» EXTRACTED DATA:
§

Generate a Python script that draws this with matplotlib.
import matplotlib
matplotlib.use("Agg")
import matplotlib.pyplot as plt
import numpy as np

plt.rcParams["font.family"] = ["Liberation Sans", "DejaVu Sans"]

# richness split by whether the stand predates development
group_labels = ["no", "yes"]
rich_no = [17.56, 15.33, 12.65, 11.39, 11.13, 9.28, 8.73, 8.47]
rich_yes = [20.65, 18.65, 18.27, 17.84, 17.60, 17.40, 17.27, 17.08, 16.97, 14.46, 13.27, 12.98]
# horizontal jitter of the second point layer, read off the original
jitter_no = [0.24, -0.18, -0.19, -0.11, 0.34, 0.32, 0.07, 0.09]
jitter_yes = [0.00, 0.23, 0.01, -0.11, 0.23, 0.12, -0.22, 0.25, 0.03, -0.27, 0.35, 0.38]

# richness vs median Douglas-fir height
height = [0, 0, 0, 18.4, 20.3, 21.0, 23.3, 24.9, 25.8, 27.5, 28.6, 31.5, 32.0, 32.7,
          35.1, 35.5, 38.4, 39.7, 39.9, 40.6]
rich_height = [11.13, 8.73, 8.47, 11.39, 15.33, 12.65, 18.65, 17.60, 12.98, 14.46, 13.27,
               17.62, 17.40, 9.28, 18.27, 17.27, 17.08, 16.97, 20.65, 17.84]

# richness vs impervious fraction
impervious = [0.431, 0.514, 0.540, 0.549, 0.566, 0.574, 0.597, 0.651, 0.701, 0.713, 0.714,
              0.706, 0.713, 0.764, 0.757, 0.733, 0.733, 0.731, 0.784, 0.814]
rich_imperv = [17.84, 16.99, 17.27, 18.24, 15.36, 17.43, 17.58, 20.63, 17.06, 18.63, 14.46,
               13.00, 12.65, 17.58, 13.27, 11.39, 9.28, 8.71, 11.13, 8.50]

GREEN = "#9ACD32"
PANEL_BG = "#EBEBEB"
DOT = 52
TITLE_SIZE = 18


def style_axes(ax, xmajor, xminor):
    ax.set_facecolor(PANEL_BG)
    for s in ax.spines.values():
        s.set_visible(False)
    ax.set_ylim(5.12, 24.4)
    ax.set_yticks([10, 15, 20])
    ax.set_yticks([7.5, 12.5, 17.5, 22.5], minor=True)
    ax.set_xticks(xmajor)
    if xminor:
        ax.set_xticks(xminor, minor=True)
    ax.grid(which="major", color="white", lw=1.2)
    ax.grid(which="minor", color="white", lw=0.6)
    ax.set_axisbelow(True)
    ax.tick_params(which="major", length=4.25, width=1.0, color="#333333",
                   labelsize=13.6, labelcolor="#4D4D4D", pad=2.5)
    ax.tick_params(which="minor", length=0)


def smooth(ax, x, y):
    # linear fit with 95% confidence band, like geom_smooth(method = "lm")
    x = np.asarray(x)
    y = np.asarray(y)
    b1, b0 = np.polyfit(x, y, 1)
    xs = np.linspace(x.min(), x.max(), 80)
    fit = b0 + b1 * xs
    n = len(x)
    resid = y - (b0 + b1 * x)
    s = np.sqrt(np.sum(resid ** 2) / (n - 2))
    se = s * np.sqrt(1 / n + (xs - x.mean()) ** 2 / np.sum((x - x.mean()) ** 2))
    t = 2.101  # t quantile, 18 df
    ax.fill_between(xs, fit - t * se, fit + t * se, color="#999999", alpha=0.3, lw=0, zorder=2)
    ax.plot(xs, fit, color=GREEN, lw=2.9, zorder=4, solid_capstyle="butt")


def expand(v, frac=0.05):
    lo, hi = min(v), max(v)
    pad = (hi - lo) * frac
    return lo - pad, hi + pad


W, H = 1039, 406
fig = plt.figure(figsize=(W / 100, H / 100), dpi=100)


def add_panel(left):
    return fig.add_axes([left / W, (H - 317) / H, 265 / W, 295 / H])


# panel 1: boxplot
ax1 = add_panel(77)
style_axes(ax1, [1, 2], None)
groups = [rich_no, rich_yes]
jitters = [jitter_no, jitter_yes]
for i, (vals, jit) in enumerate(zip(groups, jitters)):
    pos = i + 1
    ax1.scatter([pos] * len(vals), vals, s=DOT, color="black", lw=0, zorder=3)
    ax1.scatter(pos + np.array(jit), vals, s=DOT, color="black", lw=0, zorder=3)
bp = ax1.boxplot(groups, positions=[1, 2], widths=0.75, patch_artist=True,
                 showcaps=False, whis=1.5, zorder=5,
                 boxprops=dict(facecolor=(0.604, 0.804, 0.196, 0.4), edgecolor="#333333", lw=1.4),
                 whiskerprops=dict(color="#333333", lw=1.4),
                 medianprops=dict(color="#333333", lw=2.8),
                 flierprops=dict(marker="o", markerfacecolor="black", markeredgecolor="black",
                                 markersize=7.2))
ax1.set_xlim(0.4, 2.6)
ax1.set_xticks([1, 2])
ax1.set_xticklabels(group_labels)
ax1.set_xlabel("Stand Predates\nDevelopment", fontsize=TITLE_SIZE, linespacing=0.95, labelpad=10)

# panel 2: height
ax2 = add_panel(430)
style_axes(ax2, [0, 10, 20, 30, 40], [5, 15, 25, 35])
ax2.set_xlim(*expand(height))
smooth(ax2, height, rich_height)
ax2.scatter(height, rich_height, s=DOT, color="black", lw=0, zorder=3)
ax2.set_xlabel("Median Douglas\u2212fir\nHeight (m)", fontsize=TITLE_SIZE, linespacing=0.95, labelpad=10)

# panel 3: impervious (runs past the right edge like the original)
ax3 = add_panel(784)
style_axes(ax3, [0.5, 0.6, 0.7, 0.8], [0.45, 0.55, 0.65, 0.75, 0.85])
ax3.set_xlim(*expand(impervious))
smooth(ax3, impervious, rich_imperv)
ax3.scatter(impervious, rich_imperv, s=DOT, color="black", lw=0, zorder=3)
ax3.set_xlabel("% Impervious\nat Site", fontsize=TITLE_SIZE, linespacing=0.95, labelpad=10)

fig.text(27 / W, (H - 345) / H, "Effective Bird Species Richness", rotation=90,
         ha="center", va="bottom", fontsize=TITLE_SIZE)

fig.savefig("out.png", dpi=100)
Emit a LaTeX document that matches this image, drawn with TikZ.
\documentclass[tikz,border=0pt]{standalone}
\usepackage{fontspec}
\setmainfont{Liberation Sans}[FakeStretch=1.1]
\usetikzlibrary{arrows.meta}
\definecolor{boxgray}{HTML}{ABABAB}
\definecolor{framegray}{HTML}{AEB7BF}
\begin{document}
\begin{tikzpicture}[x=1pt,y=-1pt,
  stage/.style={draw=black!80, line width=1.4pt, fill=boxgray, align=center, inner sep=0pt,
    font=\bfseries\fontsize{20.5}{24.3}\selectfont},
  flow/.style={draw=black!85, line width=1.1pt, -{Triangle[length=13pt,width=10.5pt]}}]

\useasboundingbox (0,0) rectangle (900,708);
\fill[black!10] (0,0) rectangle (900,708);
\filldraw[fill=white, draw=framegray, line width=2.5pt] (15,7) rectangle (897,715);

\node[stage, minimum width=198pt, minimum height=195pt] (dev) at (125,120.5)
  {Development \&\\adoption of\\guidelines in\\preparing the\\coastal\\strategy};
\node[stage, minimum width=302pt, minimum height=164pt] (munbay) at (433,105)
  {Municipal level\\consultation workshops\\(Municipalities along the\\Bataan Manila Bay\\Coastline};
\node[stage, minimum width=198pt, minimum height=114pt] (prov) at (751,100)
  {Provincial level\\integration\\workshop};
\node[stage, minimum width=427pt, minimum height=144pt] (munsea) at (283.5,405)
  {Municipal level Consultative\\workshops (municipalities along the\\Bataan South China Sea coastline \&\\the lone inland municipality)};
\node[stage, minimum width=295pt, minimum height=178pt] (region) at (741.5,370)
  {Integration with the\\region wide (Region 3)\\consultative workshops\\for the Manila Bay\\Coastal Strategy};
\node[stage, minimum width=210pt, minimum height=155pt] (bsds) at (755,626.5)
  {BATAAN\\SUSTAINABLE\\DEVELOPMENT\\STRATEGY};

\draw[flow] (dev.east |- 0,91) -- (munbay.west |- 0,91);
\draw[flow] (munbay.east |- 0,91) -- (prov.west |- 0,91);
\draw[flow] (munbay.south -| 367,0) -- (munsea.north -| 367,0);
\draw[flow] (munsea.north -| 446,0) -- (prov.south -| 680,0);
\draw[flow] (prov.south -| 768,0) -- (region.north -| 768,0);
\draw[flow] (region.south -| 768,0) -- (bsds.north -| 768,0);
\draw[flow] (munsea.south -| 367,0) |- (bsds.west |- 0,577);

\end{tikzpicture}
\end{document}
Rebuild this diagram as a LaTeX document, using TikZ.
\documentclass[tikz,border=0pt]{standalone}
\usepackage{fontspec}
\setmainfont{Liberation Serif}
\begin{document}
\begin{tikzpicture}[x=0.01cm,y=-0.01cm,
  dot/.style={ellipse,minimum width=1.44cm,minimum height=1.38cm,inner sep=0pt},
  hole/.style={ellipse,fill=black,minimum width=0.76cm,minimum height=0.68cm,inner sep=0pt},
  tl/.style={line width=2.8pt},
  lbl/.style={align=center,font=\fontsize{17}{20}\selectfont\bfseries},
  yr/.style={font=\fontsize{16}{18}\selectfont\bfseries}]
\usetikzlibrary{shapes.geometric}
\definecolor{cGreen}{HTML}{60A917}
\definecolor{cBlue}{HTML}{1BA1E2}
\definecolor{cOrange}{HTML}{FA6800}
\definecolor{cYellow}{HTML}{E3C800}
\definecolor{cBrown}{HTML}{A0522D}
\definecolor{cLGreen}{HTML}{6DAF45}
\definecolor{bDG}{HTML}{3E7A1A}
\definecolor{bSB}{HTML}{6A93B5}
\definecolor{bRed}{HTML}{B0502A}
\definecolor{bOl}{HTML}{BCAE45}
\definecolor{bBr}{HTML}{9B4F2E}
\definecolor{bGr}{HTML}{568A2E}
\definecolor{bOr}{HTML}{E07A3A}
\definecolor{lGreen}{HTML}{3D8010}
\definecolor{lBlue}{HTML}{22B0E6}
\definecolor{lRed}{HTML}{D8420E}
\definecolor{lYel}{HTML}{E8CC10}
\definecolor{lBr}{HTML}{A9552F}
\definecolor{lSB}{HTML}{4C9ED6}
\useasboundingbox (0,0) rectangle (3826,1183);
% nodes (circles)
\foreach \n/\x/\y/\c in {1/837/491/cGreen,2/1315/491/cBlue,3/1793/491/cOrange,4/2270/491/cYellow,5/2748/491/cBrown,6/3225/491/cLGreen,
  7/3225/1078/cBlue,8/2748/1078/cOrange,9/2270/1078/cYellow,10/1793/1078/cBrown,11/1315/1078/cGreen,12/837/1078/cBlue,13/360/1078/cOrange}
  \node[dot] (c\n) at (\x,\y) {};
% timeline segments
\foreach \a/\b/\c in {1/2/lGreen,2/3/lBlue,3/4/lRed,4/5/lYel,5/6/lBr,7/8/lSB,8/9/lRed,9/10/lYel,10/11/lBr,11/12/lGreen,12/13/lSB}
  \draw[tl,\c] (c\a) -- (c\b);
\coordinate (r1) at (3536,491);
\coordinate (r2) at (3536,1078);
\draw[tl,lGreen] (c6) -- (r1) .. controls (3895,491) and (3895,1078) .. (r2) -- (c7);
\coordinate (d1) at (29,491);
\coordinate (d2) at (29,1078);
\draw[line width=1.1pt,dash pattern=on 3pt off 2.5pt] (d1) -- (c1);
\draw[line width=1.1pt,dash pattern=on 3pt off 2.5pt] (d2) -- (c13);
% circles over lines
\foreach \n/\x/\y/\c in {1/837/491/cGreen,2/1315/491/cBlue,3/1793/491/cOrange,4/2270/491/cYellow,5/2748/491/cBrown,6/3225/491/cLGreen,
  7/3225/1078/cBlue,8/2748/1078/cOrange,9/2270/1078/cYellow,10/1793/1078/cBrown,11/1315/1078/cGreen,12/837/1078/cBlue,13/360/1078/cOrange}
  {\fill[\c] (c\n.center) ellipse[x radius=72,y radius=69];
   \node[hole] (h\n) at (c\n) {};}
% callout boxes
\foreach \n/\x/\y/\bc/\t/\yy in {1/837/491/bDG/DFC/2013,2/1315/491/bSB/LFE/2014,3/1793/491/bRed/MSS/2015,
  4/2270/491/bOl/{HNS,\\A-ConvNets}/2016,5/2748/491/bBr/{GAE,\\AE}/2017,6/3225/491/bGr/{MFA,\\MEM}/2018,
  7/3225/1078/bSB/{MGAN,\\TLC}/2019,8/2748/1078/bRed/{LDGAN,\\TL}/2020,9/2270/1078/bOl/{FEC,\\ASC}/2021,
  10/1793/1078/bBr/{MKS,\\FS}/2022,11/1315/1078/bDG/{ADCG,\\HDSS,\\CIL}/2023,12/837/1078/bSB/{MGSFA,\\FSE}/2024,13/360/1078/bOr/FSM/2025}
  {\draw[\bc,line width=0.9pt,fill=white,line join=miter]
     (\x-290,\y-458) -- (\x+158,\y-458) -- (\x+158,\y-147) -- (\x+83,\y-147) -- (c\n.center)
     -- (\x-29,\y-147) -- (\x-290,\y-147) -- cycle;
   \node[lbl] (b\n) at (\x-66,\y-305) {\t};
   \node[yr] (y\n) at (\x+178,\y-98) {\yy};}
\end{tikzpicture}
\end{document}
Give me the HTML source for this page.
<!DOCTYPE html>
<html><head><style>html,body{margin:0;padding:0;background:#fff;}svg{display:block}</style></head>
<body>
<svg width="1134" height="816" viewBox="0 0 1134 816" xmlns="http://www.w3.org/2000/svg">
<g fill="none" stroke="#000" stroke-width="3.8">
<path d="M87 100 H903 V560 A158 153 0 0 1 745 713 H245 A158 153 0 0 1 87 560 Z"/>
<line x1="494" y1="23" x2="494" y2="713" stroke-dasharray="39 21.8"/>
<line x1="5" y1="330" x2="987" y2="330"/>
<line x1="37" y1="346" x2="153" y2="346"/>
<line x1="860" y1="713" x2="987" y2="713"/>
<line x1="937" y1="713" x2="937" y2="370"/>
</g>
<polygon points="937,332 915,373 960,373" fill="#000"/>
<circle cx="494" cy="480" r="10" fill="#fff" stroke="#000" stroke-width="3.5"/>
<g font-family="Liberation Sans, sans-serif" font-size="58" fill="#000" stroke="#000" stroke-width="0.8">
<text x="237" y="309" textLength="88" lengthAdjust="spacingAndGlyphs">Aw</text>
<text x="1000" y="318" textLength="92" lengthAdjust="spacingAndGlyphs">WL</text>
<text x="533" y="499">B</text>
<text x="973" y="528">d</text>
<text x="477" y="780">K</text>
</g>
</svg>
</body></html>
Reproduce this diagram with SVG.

§

From the line holding "Give me the HTML source for this page." through the last line above, reproduce each line exactly and add nothing.

Give me the HTML source for this page.
<!DOCTYPE html>
<html><head><style>html,body{margin:0;padding:0;background:#fff;}svg{display:block}</style></head>
<body>
<svg width="1134" height="816" viewBox="0 0 1134 816" xmlns="http://www.w3.org/2000/svg">
<g fill="none" stroke="#000" stroke-width="3.8">
<path d="M87 100 H903 V560 A158 153 0 0 1 745 713 H245 A158 153 0 0 1 87 560 Z"/>
<line x1="494" y1="23" x2="494" y2="713" stroke-dasharray="39 21.8"/>
<line x1="5" y1="330" x2="987" y2="330"/>
<line x1="37" y1="346" x2="153" y2="346"/>
<line x1="860" y1="713" x2="987" y2="713"/>
<line x1="937" y1="713" x2="937" y2="370"/>
</g>
<polygon points="937,332 915,373 960,373" fill="#000"/>
<circle cx="494" cy="480" r="10" fill="#fff" stroke="#000" stroke-width="3.5"/>
<g font-family="Liberation Sans, sans-serif" font-size="58" fill="#000" stroke="#000" stroke-width="0.8">
<text x="237" y="309" textLength="88" lengthAdjust="spacingAndGlyphs">Aw</text>
<text x="1000" y="318" textLength="92" lengthAdjust="spacingAndGlyphs">WL</text>
<text x="533" y="499">B</text>
<text x="973" y="528">d</text>
<text x="477" y="780">K</text>
</g>
</svg>
</body></html>
Reproduce this diagram with SVG.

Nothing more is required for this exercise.